Market Forecast to 2035
Over the 2026–2035 period, the Africa seawater anticorrosive coating market is forecast to expand at a compound annual growth rate of 4–7%, with total volume 40–60% higher in 2035 compared to 2026. Growth will be led by the offshore oil and gas segment, particularly in deepwater Mozambique, Senegal, and Namibia, where multi-billion-dollar FPSO projects are in execution or advanced planning. Port modernization programs under the African Union’s Programme for Infrastructure Development in Africa (PIDA) will add a steady stream of steel protection requirements. The commercial shipping segment is expected to grow at 3–5% per year, constrained by global fleet overcapacity but supported by fleet age (average 15+ years) requiring dry-docking and recoating cycles.

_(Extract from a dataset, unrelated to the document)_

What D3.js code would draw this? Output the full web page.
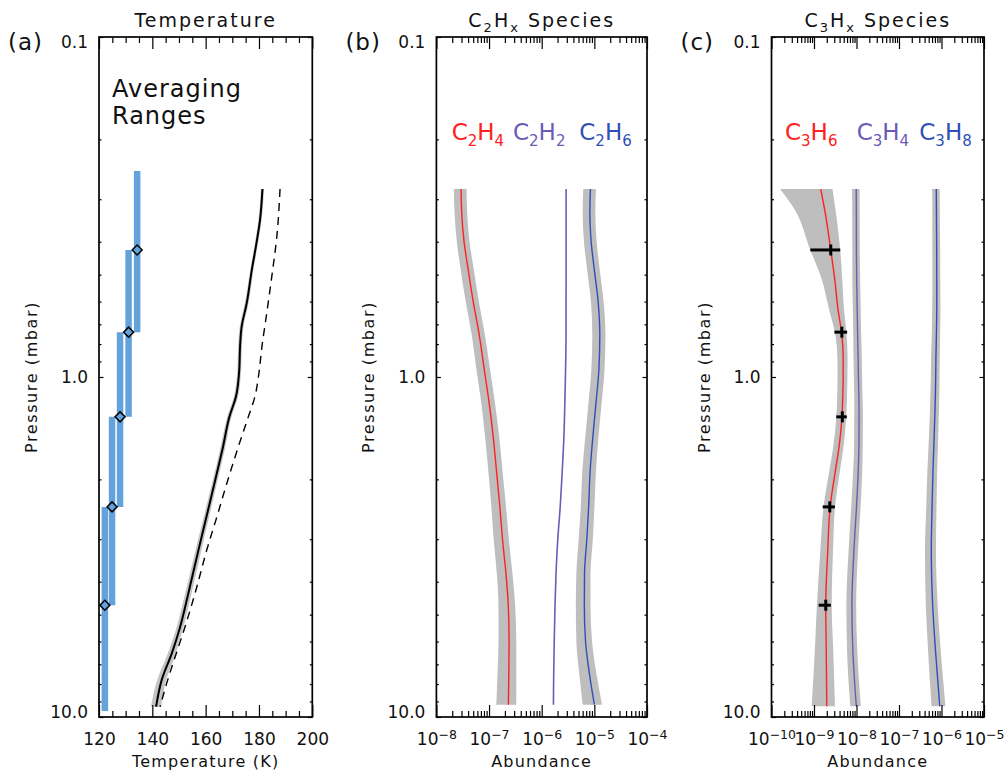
<!DOCTYPE html>
<html>
<head>
<meta charset="utf-8">
<script src="https://cdn.jsdelivr.net/npm/d3@7"></script>
<style>
  body { margin: 0; background: #fff; }
  text { font-family: "DejaVu Sans", sans-serif; fill: #111; }
</style>
</head>
<body>
<svg id="chart" width="1006" height="773"></svg>
<script>
// ---- Panel (a): temperature ----
var avgPress = [0.423, 0.738, 1.31, 2.41, 4.69];
var avgTemp = [134.3, 131.1, 127.9, 124.9, 122.2];
var avgTop = [0.248, 0.423, 0.738, 1.31, 2.41];
var avgBottom = [0.738, 1.31, 2.41, 4.69, 9.6];

var tempPress = [0.280, 0.345, 0.398, 0.485, 0.607, 0.711, 0.815, 0.953, 1.14, 1.31, 1.62, 1.92, 2.52, 3.23, 4.33, 5.55, 6.50, 7.79, 9.33];
var tempRetrieved = [181.3, 180.4, 179.2, 177.3, 175.4, 173.5, 172.9, 172.6, 171.4, 168.9, 166.4, 164.2, 160.6, 157.3, 153.5, 150.1, 147.3, 143.5, 141.4];
var tempErr = [0.6, 0.6, 0.6, 0.6, 0.7, 0.7, 0.7, 0.7, 0.8, 0.8, 0.9, 0.9, 1.0, 1.1, 1.2, 1.3, 1.5, 1.7, 1.9];

var priorPress = [0.280, 0.386, 0.507, 0.650, 0.815, 0.998, 1.14, 1.31, 1.60, 2.06, 2.58, 3.23, 4.14, 5.42, 6.64, 7.95, 9.33];
var priorTemp = [187.9, 186.7, 184.8, 182.9, 181.1, 179.8, 178.5, 176.0, 172.3, 167.9, 164.2, 160.4, 156.7, 152.3, 148.6, 145.4, 142.9];

var tempTicks = [120, 140, 160, 180, 200];

// ---- Panel (b): C2Hx species ----
var c2Press = [0.28, 0.33, 0.40, 0.485, 0.60, 0.75, 0.95, 1.2, 1.5, 1.9, 2.4, 3.0, 3.8, 4.7, 6.0, 7.5, 9.2];
var c2h4 = [2.94e-8, 3.03e-8, 3.35e-8, 4.03e-8, 5.0e-8, 6.5e-8, 8.1e-8, 1.01e-7, 1.2e-7, 1.39e-7, 1.6e-7, 1.8e-7, 2.1e-7, 2.32e-7, 2.4e-7, 2.37e-7, 2.33e-7];
var c2h4Err = [0.27, 0.27, 0.27, 0.28, 0.28, 0.28, 0.29, 0.29, 0.30, 0.30, 0.31, 0.32, 0.33, 0.35, 0.37, 0.39, 0.41];
var c2h2 = [2.91e-6, 2.91e-6, 2.91e-6, 2.91e-6, 2.9e-6, 2.9e-6, 2.84e-6, 2.75e-6, 2.64e-6, 2.45e-6, 2.25e-6, 2.02e-6, 1.87e-6, 1.79e-6, 1.73e-6, 1.69e-6, 1.67e-6];
var c2h6 = [8.43e-6, 8.22e-6, 8.7e-6, 1.0e-5, 1.18e-5, 1.27e-5, 1.22e-5, 1.07e-5, 9.36e-6, 8.3e-6, 7.8e-6, 7.19e-6, 6.5e-6, 6.45e-6, 6.8e-6, 8.1e-6, 1.0e-5];
var c2h6Err = [0.27, 0.27, 0.27, 0.27, 0.27, 0.28, 0.28, 0.28, 0.28, 0.29, 0.29, 0.30, 0.30, 0.31, 0.33, 0.36, 0.40];

// ---- Panel (c): C3Hx species ----
var c3Press = [0.28, 0.323, 0.423, 0.519, 0.636, 0.739, 0.871, 1.0, 1.17, 1.31, 1.6, 1.88, 2.41, 3.23, 4.69, 6.35, 9.3];
var c3h6 = [1.44e-9, 1.79e-9, 2.48e-9, 3.09e-9, 3.69e-9, 4.44e-9, 4.85e-9, 4.85e-9, 4.72e-9, 4.55e-9, 3.9e-9, 3.2e-9, 2.4e-9, 2.11e-9, 1.89e-9, 1.94e-9, 2.0e-9];
var c3h6Err = [0.89, 0.80, 0.67, 0.50, 0.38, 0.30, 0.27, 0.26, 0.26, 0.26, 0.27, 0.28, 0.30, 0.33, 0.38, 0.46, 0.56];
var c3h4 = [9.85e-9, 9.9e-9, 9.96e-9, 1.01e-8, 1.04e-8, 1.06e-8, 1.09e-8, 1.11e-8, 1.14e-8, 1.15e-8, 1.14e-8, 1.1e-8, 1.0e-8, 8.7e-9, 7.8e-9, 8.2e-9, 9.9e-9];
var c3h4Err = [0.20, 0.20, 0.20, 0.21, 0.21, 0.21, 0.22, 0.22, 0.22, 0.23, 0.23, 0.24, 0.25, 0.25, 0.26, 0.27, 0.28];
var c3h8 = [7.53e-7, 7.6e-7, 7.7e-7, 7.74e-7, 7.74e-7, 7.6e-7, 7.4e-7, 7.3e-7, 7.13e-7, 6.95e-7, 6.6e-7, 6.3e-7, 6.0e-7, 5.75e-7, 6.2e-7, 7.2e-7, 9.1e-7];
var c3h8Err = [0.20, 0.20, 0.21, 0.21, 0.22, 0.22, 0.23, 0.23, 0.24, 0.24, 0.25, 0.26, 0.27, 0.29, 0.31, 0.33, 0.36];

// retrieved C3H6 points with errors
var c3h6PtPress = [0.423, 0.738, 1.31, 2.41, 4.69];
var c3h6PtVal = [2.48e-9, 4.52e-9, 4.64e-9, 2.35e-9, 1.89e-9];
var c3h6PtErr = [1.66e-9, 1.5e-9, 1.3e-9, 0.75e-9, 0.6e-9];

var c2Decades = [-8, -7, -6, -5, -4];
var c3Decades = [-10, -9, -8, -7, -6, -5];
var pressTicks = [0.1, 1, 10];

//Define colours
var blueBar = "#64a2db", gray = "#bebebe";
var red = "#ff2020", purple = "#6b5ab8", blue = "#2f4fb6";

var svg = d3.select("#chart");
var yTop = 37, yBot = 717;
var y = d3.scaleLog().domain([0.1, 10]).range([yTop, yBot]);

var xa = d3.scaleLinear().domain([120, 200]).range([99, 312.3]);
var xb = d3.scaleLog().domain([1e-8, 1e-4]).range([436.4, 647]);
var xc = d3.scaleLog().domain([1e-10, 1e-5]).range([771.5, 984]);

var noLabel = function () { return ""; };

// text with "_x" subscripts
function rich(sel, str, subSize, shift) {
  var parts = [];
  for (var i = 0; i < str.length; i++) {
    if (str[i] === "_") { parts.push({ t: str[i + 1], sub: true }); i++; }
    else if (parts.length && !parts[parts.length - 1].sub) parts[parts.length - 1].t += str[i];
    else parts.push({ t: str[i], sub: false });
  }
  var cur = 0;
  parts.forEach(function (p) {
    var dy = (p.sub ? shift : 0) - cur;
    cur = p.sub ? shift : 0;
    var ts = sel.append("tspan").attr("dy", dy).text(p.t);
    if (p.sub) ts.attr("font-size", subSize);
  });
  return sel;
}

function logMinor(decades) {
  var m = [];
  for (var i = 0; i < decades.length - 1; i++)
    for (var k = 2; k <= 9; k++) m.push(k * Math.pow(10, decades[i]));
  return m;
}

function frame(x, xMajor, xMinor, xFmt, isLog) {
  var g = svg.append("g").attr("color", "#000");
  var x0 = x.range()[0], x1 = x.range()[1];
  var yMinor = [0.2, 0.3, 0.4, 0.5, 0.6, 0.7, 0.8, 0.9, 2, 3, 4, 5, 6, 7, 8, 9];

  var gb = g.append("g").attr("transform", "translate(0," + yBot + ")");
  gb.call(d3.axisBottom(x).tickValues(xMajor).tickSize(-12).tickPadding(16).tickFormat(xFmt));
  g.append("g").attr("transform", "translate(0," + yBot + ")")
    .call(d3.axisBottom(x).tickValues(xMinor).tickSize(-6).tickFormat(noLabel));
  g.append("g").attr("transform", "translate(0," + yTop + ")")
    .call(d3.axisTop(x).tickValues(xMajor).tickSize(-12).tickFormat(noLabel));
  g.append("g").attr("transform", "translate(0," + yTop + ")")
    .call(d3.axisTop(x).tickValues(xMinor).tickSize(-6).tickFormat(noLabel));

  var gl = g.append("g").attr("transform", "translate(" + x0 + ",0)");
  gl.call(d3.axisLeft(y).tickValues(pressTicks).tickSize(-4.5).tickPadding(11).tickFormat(d3.format(".1f")));
  g.append("g").attr("transform", "translate(" + x0 + ",0)")
    .call(d3.axisLeft(y).tickValues(yMinor).tickSize(-2.5).tickFormat(noLabel));
  g.append("g").attr("transform", "translate(" + x1 + ",0)")
    .call(d3.axisRight(y).tickValues(pressTicks).tickSize(-4.5).tickFormat(noLabel));
  g.append("g").attr("transform", "translate(" + x1 + ",0)")
    .call(d3.axisRight(y).tickValues(yMinor).tickSize(-2.5).tickFormat(noLabel));

  g.selectAll(".domain").remove();
  g.selectAll(".tick line").attr("stroke-width", 1.2);
  g.selectAll("g").attr("font-size", 17).attr("font-family", null);
  // first / last pressure labels sit inside the frame
  gl.selectAll(".tick text").attr("dy", function (d) { return d === 0.1 ? "0.62em" : d === 10 ? "0.05em" : "0.32em"; });

  if (isLog) {
    gb.selectAll(".tick text").each(function (d) {
      var t = d3.select(this).text(null);
      t.append("tspan").text("10");
      t.append("tspan").attr("dy", "-0.5em").attr("font-size", 12.5).text("\u2212" + Math.abs(Math.round(Math.log10(d))));
    });
  }

  g.append("rect").attr("x", x0).attr("y", yTop).attr("width", x1 - x0).attr("height", yBot - yTop)
    .attr("fill", "none").attr("stroke", "#000").attr("stroke-width", 1.7);
  return g;
}

function labels(x, letter, title, xTitle) {
  var x0 = x.range()[0], x1 = x.range()[1];
  svg.append("text").attr("x", x0 - 91).attr("y", 50).attr("font-size", 23).attr("letter-spacing", 1).text(letter);
  rich(svg.append("text").attr("x", (x0 + x1) / 2).attr("y", 26.5).attr("text-anchor", "middle")
    .attr("font-size", 19).attr("letter-spacing", 2), title, 13, 5);
  svg.append("text").attr("x", (x0 + x1) / 2).attr("y", 767).attr("text-anchor", "middle")
    .attr("font-size", 16).attr("letter-spacing", 1.2).text(xTitle);
  svg.append("text").attr("transform", "translate(" + (x0 - 62) + ",377) rotate(-90)")
    .attr("text-anchor", "middle").attr("font-size", 16).attr("letter-spacing", 1.6).text("Pressure (mbar)");
}

function profile(x, press, vals, relErr, color, width) {
  var rows = press.map(function (p, i) { return { p: p, v: vals[i], e: relErr ? relErr[i] : 0 }; });
  if (relErr) {
    svg.append("path").datum(rows).attr("fill", gray)
      .attr("d", d3.area().curve(d3.curveMonotoneY).y(function (d) { return y(d.p); })
        .x0(function (d) { return x(d.v * (1 - d.e)); }).x1(function (d) { return x(d.v * (1 + d.e)); }));
  }
  svg.append("path").datum(rows).attr("fill", "none").attr("stroke", color).attr("stroke-width", width)
    .attr("d", d3.line().curve(d3.curveMonotoneY).y(function (d) { return y(d.p); }).x(function (d) { return x(d.v); }));
}

// ---------- panel (a) ----------
var tRows = tempPress.map(function (p, i) { return { p: p, v: tempRetrieved[i], e: tempErr[i] }; });
svg.append("path").datum(tRows).attr("fill", "#c4c4c4")
  .attr("d", d3.area().curve(d3.curveMonotoneY).y(function (d) { return y(d.p); })
    .x0(function (d) { return xa(d.v - d.e); }).x1(function (d) { return xa(d.v + d.e); }));
svg.append("path").datum(tRows).attr("fill", "none").attr("stroke", "#000").attr("stroke-width", 2)
  .attr("d", d3.line().curve(d3.curveMonotoneY).y(function (d) { return y(d.p); }).x(function (d) { return xa(d.v); }));
svg.append("path").datum(priorPress.map(function (p, i) { return { p: p, v: priorTemp[i] }; }))
  .attr("fill", "none").attr("stroke", "#000").attr("stroke-width", 1.4).attr("stroke-dasharray", "8,6")
  .attr("d", d3.line().curve(d3.curveMonotoneY).y(function (d) { return y(d.p); }).x(function (d) { return xa(d.v); }));

svg.selectAll(".avgbar").data(avgPress).enter().append("line").attr("class", "avgbar")
  .attr("x1", function (d, i) { return xa(avgTemp[i]); }).attr("x2", function (d, i) { return xa(avgTemp[i]); })
  .attr("y1", function (d, i) { return y(avgTop[i]); }).attr("y2", function (d, i) { return y(avgBottom[i]); })
  .attr("stroke", blueBar).attr("stroke-width", 6.5);
svg.selectAll(".avgpt").data(avgPress).enter().append("path").attr("class", "avgpt")
  .attr("d", d3.symbol(d3.symbolSquare, 50))
  .attr("transform", function (d, i) { return "translate(" + xa(avgTemp[i]) + "," + y(d) + ") rotate(45)"; })
  .attr("fill", blueBar).attr("stroke", "#000").attr("stroke-width", 1.5);

svg.append("text").attr("x", 112).attr("y", 97).attr("font-size", 24).attr("letter-spacing", 1).text("Averaging");
svg.append("text").attr("x", 112).attr("y", 123.5).attr("font-size", 24).attr("letter-spacing", 1).text("Ranges");

frame(xa, tempTicks, d3.range(120, 201, 5).filter(function (t) { return t % 20; }), d3.format("d"), false);
labels(xa, "(a)", "Temperature", "Temperature (K)");

// ---------- panel (b) ----------
profile(xb, c2Press, c2h4, c2h4Err, red, 1.4);
profile(xb, c2Press, c2h2, null, purple, 1.6);
profile(xb, c2Press, c2h6, c2h6Err, blue, 1.4);
frame(xb, c2Decades.map(function (e) { return Math.pow(10, e); }), logMinor(c2Decades), null, true);
labels(xb, "(b)", "C_2H_x Species", "Abundance");

var legB = [["C_2H_4", red, 451.7], ["C_2H_2", purple, 513], ["C_2H_6", blue, 579.3]];
legB.forEach(function (l) {
  rich(svg.append("text").attr("x", l[2]).attr("y", 139.5).attr("font-size", 23).style("fill", l[1]), l[0], 15, 6);
});

// ---------- panel (c) ----------
profile(xc, c3Press, c3h6, c3h6Err, red, 1.4);
profile(xc, c3Press, c3h4, c3h4Err, purple, 1.4);
profile(xc, c3Press, c3h8, c3h8Err, blue, 1.4);

var pts = svg.append("g").attr("stroke", "#000").attr("stroke-width", 3);
c3h6PtPress.forEach(function (p, i) {
  var cx = xc(c3h6PtVal[i]), cy = y(p);
  pts.append("line").attr("x1", xc(c3h6PtVal[i] - c3h6PtErr[i])).attr("x2", xc(c3h6PtVal[i] + c3h6PtErr[i]))
    .attr("y1", cy).attr("y2", cy);
  pts.append("line").attr("x1", cx).attr("x2", cx).attr("y1", cy - 5.5).attr("y2", cy + 5.5);
});

frame(xc, c3Decades.map(function (e) { return Math.pow(10, e); }), logMinor(c3Decades), null, true);
labels(xc, "(c)", "C_3H_x Species", "Abundance");

var legC = [["C_3H_6", red, 785], ["C_3H_4", purple, 856.7], ["C_3H_8", blue, 919.3]];
legC.forEach(function (l) {
  rich(svg.append("text").attr("x", l[2]).attr("y", 139.5).attr("font-size", 23).style("fill", l[1]), l[0], 15, 6);
});
</script>
</body>
</html>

The premium segment—high-solids, solvent-free, and polysiloxane systems—is projected to grow at 6–8% annually, gaining share from standard epoxies as regulation and total-cost-of-ownership calculations favor longer-lasting, lower-VOC options. Import dependence is likely to remain above 70% through the forecast period, although modest local formulation investment (especially in Nigeria and Ghana) may reduce it slightly. Pricing pressures from global raw material volatility will persist, but the overall price trend for premium products is upward due to value-add requirements and inflation in specialty input costs.
Market Opportunities
Several structural opportunities define the market outlook. First, the expansion of liquefied natural gas (LNG) infrastructure across the east and west African coasts—including floating LNG plants and onshore terminals—will generate large, multiyear contracts for anticorrosive coatings for structural steel, cryogenic pipelines, and FPSO topsides. These projects require international qualifications and are typically served by the global majors, but local formulators who obtain certification can compete for maintenance and recoat work.
Second, the aging of Africa’s commercial and fishing fleet creates a recurrent demand for dry-dock maintenance coatings. Ship repair yards in South Africa, Nigeria, and Egypt could capture more market share as regional maritime trade grows. Coating suppliers offering bundled application services (including inspection and surface preparation) will differentiate themselves in this price-sensitive but volume-rich segment.
Third, local blending and formulation presents a cost-arbitrage and supply resilience opportunity. As AfCFTA implementation advances, coatings produced with sufficient local content could gain tariff advantages within the continent. Entrepreneurs and established paint manufacturers who set up blending plants in port-based special economic zones (e.g., in Tema, Mombasa, Tangier) may capture 10–15% market share in their respective subregions over the next decade, while reducing reliance on hard-currency imports and long lead times. The growing emphasis on environmental compliance will also reward suppliers who can offer sustainable chemistry (bio-based epoxy curing agents, for instance) at palatable price points—a niche that is still nascent in Africa but expanding rapidly.